Starting Sept. 29 of this year, the state is adding categories of individuals and entities that have “reasonable cause to believe that an adult is being abused, neglected, or exploited, or is in a condition which is the result of abuse, neglect, or exploitation” to the list of those required to report such belief to the county department of job and family services, according to Ohio Revised Code 5101.63.
“There's a list of mandatory reporters currently under the Ohio Revised Code which includes folks like nurses, doctors, medical health professionals, attorneys, social workers and various other categories,” said Richland County Probate Judge Philip Mayer. “The law has been amended, and effective Sept. 29, 2018, there's a much more comprehensive group of folks that have mandatory report obligations.”
Added to the list are pharmacists, dialysis technicians, real estate brokers, certified public accountants, firefighters, among others.
As a service to the community, professionals from Richland County APS are available to speak and present information to local organizations and community partners regarding abuse, neglect, and exploitation. Presentations can be designed to fit your needs and may include opportunities for activities and questions.
Likewise, Judge Mayer, who is a member of the Statewide Adult Protective Services Advisory Committee, is happy to impart his knowledge of adult protective services to others.
“I welcome anybody to reach out,” he said. “I think part of the job of a judge who's elected by the folks in the county is to educate.”
Mayer is involved in training and appointing guardians through his work in probate court.
According to the Richland County Probate Court website, guardians are meant to protect, make decisions for, and act for a person in need of a guardian. A guardian may be appointed either as a guardian of the person, a guardian of the estate, or both.
Mayer is serious about ensuring the protection of those most vulnerable and is excited to see efforts being done to aid in this endeavor.
This includes the formation of the local interdisciplinary team (I-Team).
In 2015, the state began requiring counties to form I-Teams to enhance adult protective services with such members as APS caseworkers, the authorities and social service and legal representatives.
“Seeing it develop — we still got a ways to go — but it's exciting, and I think it'll provide a much higher level of service to our people who require it and keep them in a position where their money's (secure), and they’re not being exploited,” Mayer said.
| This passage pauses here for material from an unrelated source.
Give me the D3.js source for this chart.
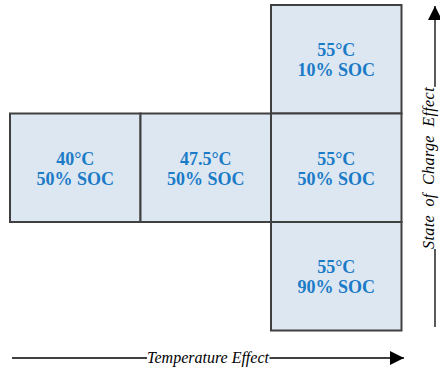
<!DOCTYPE html>
<html lang="en">
<head>
<meta charset="UTF-8">
<title>Test matrix</title>
<style>
  html, body { margin: 0; padding: 0; background: #fff; }
  svg { display: block; }
</style>
</head>
<body>
<svg id="chart" width="440" height="370"></svg>
<script src="https://d3js.org/d3.v7.min.js"></script>
<script>
// test conditions: temperature columns and SOC rows
const temps = ["40", "47.5", "55"];
const socs = ["10", "50", "90"];
const cellTemps = ["55", "40", "47.5", "55", "55"];
const cellSocs = ["10", "50", "50", "50", "90"];
const xLabel = "Temperature Effect";
const yLabel = "State of Charge Effect";

const cells = cellTemps.map((t, i) => ({ temp: t, soc: cellSocs[i] }));

const svg = d3.select("#chart");

const x = d3.scaleBand().domain(temps).range([10, 401.5]);
const y = d3.scaleBand().domain(socs).range([5, 330.5]);

const serif = "'Liberation Serif', 'Times New Roman', serif";

// arrow head
svg.append("defs").append("marker")
    .attr("id", "arrow")
    .attr("viewBox", "0 0 10 10")
    .attr("refX", 10).attr("refY", 5)
    .attr("markerWidth", 14).attr("markerHeight", 14)
    .attr("markerUnits", "userSpaceOnUse")
    .attr("orient", "auto")
  .append("path")
    .attr("d", "M0,0 L10,5 L0,10 z")
    .attr("fill", "#000");

const cell = svg.selectAll("g.cell")
    .data(cells)
    .enter()
    .append("g")
    .attr("class", "cell");

cell.append("rect")
    .attr("x", d => x(d.temp))
    .attr("y", d => y(d.soc))
    .attr("width", x.bandwidth())
    .attr("height", y.bandwidth())
    .attr("fill", "#dde7f2")
    .attr("stroke", "#404040")
    .attr("stroke-width", 2);

const label = cell.append("text")
    .attr("text-anchor", "middle")
    .attr("font-family", serif)
    .attr("font-weight", "bold")
    .attr("font-size", 18)
    .attr("fill", "#1b7bc6");

label.append("tspan")
    .attr("x", d => x(d.temp) + x.bandwidth() / 2)
    .attr("y", d => y(d.soc) + y.bandwidth() / 2 - 3)
    .text(d => d.temp + "°C");

label.append("tspan")
    .attr("x", d => x(d.temp) + x.bandwidth() / 2)
    .attr("y", d => y(d.soc) + y.bandwidth() / 2 + 17)
    .text(d => d.soc + "% SOC");

// horizontal axis arrow with its label sitting on the line
const ax = 358;
svg.append("line")
    .attr("x1", 12).attr("x2", 404)
    .attr("y1", ax).attr("y2", ax)
    .attr("stroke", "#000").attr("stroke-width", 1.3)
    .attr("marker-end", "url(#arrow)");

const xg = svg.append("g");
const xbg = xg.append("rect").attr("fill", "#fff");
const xt = xg.append("text")
    .attr("x", 208).attr("y", ax + 5)
    .attr("text-anchor", "middle")
    .attr("font-family", serif)
    .attr("font-style", "italic")
    .attr("font-size", 16)
    .text(xLabel);
const xb = xt.node().getBBox();
xbg.attr("x", xb.x).attr("y", xb.y + 3)
    .attr("width", xb.width).attr("height", xb.height - 6);

// vertical axis arrow
const ay = 435;
svg.append("line")
    .attr("x1", ay).attr("x2", ay)
    .attr("y1", 327).attr("y2", 6)
    .attr("stroke", "#000").attr("stroke-width", 1.3)
    .attr("marker-end", "url(#arrow)");

const yg = svg.append("g")
    .attr("transform", `translate(${ay - 1.5},168) rotate(-90)`);
const ybg = yg.append("rect").attr("fill", "#fff");
const yt = yg.append("text")
    .attr("text-anchor", "middle")
    .attr("font-family", serif)
    .attr("font-style", "italic")
    .attr("font-size", 16)
    .attr("letter-spacing", 0.4)
    .attr("word-spacing", 4)
    .text(yLabel);
const yb = yt.node().getBBox();
ybg.attr("x", yb.x).attr("y", yb.y + 3)
    .attr("width", yb.width).attr("height", yb.height - 4);
</script>
</body>
</html>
He hopes to see the I-Team expand to include representatives of many different fields, that way “you have the people who provide specific services together that can review a situation and maybe instead of having to go to court and get an adult protective service order from me, the judge, they’ll do it voluntarily because things are working better.”
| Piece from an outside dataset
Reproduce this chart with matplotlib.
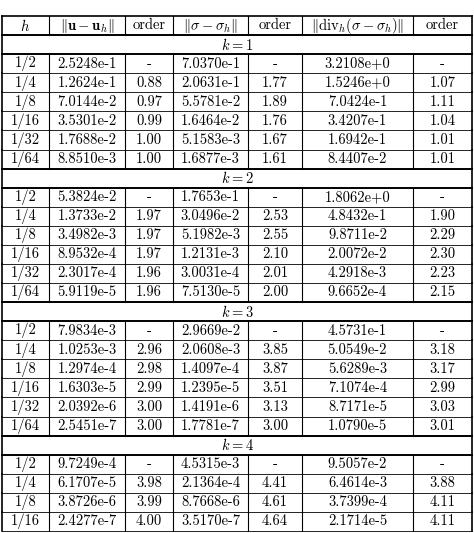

Richland County JFS director Sharlene Neumann shares Mayer’s sentiments and looks forward to the group’s continued progress.
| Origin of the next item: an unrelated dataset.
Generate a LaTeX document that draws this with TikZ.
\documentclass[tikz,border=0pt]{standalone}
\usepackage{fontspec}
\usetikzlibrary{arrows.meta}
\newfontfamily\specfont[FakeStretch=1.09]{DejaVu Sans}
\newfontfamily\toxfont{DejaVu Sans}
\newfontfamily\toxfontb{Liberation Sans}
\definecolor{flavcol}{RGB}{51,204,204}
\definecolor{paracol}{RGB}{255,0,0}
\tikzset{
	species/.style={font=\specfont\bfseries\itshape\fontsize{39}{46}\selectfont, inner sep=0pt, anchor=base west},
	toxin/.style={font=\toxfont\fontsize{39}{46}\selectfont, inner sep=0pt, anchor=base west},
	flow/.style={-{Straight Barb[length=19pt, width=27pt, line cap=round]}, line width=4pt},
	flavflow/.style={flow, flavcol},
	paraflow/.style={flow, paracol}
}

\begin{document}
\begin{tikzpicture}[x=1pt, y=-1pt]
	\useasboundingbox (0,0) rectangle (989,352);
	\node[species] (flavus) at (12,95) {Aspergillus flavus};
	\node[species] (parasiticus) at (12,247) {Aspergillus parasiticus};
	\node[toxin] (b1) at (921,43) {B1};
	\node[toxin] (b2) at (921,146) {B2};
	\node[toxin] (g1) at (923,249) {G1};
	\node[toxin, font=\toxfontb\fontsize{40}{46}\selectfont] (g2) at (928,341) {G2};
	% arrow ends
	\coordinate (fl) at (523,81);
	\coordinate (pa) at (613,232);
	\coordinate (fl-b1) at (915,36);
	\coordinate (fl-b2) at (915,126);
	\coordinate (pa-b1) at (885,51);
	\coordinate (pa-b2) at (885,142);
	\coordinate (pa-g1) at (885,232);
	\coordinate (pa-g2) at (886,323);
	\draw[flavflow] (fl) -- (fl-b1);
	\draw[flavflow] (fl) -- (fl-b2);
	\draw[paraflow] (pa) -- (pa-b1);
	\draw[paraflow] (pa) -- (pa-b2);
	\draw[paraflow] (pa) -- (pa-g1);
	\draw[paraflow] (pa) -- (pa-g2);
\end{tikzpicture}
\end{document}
“Our focus has been training,” Neumann said. “I think our next step will be to literally get in a room and work through cases before something happens, so that is going to be kind of a philosophy change where we’ll combine training, as well as a team of people working the actual cases. Right now it's more we get the referral and then we are contacting people and reacting.
“This is more of a proactive approach, and I think that's our future.”